Volkswagen announced plans Tuesday to refit up to 11 million vehicles worldwide affected by the emissions-rigging scandal.
The German carmaker also said that 1.8 million commercial vehicles are among those fitted with the sophisticated software to cheat on emission tests.
Newly appointed Chief Executive Matthias Mueller said Volkswagen would issue a factory recall "in the next few days" to refit diesel vehicles that contain the software in question. According to some analysts, the cost of the refit could exceed $6.5 billion.
The company is under pressure to address the worst business crisis in its 78-year history. Recognizing the situation, Mueller said late Monday in a closed-door meeting with about 1,000 top managers at Volkswagen's Wolfsburg headquarters that the automaker was facing the severest test and it would take a lot of hard work to recover from the scandal.

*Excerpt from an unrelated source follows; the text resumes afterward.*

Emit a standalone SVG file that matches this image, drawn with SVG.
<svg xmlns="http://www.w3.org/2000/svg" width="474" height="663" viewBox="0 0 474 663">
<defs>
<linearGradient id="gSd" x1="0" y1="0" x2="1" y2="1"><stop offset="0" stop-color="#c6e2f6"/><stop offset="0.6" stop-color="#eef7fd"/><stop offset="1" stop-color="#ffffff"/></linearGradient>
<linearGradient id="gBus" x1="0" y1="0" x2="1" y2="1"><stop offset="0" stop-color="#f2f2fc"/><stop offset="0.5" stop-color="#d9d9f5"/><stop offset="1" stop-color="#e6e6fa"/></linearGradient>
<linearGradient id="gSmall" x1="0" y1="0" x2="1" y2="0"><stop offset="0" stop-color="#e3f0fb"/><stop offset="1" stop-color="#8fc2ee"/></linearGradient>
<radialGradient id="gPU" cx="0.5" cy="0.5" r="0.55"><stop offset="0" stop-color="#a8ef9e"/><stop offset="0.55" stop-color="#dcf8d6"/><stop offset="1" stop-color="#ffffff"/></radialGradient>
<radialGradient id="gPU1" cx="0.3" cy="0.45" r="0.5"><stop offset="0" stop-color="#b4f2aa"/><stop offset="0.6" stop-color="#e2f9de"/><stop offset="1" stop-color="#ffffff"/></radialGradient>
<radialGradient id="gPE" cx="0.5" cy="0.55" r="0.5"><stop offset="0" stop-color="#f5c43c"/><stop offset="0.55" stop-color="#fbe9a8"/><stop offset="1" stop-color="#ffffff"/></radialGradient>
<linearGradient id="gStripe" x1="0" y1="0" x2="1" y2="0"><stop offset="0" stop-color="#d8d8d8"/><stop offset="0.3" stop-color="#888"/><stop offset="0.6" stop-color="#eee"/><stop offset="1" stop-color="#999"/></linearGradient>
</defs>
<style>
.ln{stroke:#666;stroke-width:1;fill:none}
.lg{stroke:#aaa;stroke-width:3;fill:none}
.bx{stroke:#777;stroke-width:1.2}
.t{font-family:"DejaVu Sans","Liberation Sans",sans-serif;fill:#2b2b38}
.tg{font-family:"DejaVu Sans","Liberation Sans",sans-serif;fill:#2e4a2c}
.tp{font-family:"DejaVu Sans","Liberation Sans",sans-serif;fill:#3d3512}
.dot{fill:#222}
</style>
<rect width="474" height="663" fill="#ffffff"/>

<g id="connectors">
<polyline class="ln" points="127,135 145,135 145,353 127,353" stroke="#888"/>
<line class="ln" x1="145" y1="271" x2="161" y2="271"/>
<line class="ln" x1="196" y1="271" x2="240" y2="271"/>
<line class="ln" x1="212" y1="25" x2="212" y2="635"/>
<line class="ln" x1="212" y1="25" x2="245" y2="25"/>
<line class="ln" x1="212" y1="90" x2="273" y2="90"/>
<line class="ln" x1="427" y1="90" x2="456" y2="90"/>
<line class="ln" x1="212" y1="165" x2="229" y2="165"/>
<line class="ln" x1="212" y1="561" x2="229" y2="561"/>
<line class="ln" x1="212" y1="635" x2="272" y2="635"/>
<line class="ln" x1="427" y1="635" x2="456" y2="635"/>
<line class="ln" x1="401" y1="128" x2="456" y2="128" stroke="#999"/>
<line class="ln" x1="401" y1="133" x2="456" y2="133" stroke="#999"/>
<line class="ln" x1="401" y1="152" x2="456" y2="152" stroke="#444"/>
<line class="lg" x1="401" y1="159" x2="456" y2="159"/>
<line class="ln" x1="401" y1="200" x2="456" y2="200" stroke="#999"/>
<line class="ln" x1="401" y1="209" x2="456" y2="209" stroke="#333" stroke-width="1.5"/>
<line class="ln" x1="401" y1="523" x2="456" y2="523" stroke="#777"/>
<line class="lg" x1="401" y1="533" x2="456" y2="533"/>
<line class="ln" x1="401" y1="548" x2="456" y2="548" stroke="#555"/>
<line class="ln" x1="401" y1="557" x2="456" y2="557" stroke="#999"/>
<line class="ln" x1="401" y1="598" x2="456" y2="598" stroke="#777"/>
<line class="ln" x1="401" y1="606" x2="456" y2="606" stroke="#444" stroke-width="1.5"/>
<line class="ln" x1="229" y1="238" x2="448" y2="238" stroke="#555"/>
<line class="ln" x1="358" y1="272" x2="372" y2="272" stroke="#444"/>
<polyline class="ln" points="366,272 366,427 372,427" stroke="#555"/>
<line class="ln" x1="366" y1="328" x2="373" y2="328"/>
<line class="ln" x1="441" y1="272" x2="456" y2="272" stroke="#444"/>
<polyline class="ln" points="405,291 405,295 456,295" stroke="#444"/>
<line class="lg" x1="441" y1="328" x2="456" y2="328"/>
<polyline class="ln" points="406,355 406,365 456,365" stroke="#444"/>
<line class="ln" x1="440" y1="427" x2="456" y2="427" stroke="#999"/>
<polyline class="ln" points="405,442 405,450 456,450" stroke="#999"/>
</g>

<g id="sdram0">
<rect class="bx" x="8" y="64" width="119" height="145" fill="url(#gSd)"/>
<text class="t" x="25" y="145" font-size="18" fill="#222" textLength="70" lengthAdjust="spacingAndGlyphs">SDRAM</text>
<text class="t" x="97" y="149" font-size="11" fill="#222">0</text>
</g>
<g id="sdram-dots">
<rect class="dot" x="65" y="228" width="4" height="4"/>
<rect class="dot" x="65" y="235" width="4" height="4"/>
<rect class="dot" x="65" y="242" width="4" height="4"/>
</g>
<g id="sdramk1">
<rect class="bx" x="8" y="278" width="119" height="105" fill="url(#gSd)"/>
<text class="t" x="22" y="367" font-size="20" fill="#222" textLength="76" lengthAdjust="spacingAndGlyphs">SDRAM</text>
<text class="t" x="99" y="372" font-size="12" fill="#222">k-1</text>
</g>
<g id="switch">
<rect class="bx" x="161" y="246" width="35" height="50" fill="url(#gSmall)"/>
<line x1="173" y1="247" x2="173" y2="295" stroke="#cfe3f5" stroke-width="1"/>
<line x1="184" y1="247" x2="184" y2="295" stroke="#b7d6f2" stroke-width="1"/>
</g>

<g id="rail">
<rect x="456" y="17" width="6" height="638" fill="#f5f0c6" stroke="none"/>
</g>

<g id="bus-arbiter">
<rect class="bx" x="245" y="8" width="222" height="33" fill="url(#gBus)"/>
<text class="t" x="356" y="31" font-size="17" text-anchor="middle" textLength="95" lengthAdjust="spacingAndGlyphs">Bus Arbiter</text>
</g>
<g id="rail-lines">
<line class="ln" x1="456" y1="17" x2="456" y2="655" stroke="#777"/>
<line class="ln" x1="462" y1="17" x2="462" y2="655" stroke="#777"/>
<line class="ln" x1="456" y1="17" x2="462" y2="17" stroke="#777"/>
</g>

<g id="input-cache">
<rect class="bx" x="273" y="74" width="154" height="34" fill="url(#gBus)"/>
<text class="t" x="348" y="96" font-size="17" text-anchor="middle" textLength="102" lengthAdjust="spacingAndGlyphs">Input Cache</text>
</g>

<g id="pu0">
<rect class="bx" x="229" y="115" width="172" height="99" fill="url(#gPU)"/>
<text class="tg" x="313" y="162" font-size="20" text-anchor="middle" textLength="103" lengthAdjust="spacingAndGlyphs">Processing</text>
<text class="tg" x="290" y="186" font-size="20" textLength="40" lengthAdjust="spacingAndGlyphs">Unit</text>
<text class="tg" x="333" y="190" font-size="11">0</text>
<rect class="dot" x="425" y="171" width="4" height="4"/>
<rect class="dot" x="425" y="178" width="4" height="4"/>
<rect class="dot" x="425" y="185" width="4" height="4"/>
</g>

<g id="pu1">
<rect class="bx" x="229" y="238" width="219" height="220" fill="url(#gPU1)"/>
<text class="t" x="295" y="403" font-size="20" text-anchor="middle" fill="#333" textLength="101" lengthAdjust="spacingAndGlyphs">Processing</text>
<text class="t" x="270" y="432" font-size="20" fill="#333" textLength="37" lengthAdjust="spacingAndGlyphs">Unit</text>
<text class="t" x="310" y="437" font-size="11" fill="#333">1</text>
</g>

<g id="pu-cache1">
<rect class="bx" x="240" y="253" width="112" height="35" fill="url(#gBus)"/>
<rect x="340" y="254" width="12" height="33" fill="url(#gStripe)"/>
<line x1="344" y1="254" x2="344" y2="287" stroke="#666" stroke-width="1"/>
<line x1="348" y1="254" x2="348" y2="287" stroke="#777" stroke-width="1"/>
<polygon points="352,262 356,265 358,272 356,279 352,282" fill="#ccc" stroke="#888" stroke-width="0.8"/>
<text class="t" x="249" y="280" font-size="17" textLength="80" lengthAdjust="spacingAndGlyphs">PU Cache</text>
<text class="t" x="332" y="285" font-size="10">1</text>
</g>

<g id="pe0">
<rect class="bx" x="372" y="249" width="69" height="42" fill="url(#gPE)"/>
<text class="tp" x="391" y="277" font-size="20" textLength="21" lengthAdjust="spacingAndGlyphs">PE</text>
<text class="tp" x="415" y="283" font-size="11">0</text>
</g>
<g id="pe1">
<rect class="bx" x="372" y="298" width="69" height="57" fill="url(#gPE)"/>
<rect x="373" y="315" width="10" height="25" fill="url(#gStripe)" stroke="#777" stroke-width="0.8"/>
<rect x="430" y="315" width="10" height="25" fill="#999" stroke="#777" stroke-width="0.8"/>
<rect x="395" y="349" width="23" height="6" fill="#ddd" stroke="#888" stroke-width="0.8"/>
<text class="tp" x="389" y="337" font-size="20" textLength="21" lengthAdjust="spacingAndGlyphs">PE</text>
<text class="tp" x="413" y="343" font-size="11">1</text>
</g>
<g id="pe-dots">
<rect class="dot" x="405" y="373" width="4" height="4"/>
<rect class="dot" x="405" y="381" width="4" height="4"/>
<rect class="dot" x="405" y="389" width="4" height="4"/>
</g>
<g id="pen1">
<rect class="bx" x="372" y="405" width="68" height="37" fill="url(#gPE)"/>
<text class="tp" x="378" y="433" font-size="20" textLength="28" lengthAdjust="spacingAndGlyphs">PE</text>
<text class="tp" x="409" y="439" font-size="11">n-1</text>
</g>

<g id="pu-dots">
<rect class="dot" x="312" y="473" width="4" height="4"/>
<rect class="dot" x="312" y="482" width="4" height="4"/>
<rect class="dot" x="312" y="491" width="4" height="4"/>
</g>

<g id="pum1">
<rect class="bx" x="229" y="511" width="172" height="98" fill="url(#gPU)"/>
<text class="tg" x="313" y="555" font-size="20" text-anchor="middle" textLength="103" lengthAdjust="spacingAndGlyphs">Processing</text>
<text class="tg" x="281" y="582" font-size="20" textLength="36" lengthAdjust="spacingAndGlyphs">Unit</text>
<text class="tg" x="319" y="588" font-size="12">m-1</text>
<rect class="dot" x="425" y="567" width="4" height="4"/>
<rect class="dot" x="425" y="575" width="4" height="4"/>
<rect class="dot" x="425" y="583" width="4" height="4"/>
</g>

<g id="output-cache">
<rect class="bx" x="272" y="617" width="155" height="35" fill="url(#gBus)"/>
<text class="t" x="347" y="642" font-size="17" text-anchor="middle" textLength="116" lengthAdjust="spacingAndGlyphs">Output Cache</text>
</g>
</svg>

The 62-year-old Mueller replaced Martin Winterkorn as Volkswagen’s CEO on Friday. German prosecutors said Monday that they were investigating Winterkorn on allegations of fraud.
The scandal began on September 18, when the U.S. Environmental Protection Agency said Volkswagen had equipped about half-a-million diesel cars in the United States with software that switched pollution controls on during tests, but shut off anti-pollution devices during normal driving.
In the U.S., several lawsuits have already been filed against the automaker. U.S. environmental regulators say Volkswagen faces fines of up to $18 billion.
The deficient models include the VW Jetta, Beetle and Golf from 2009 through 2015, the 2014 and 2015 Passat, as well as the Audi A3, model years 2009-2015.
Some material for this report came from AP, AFP and Reuters.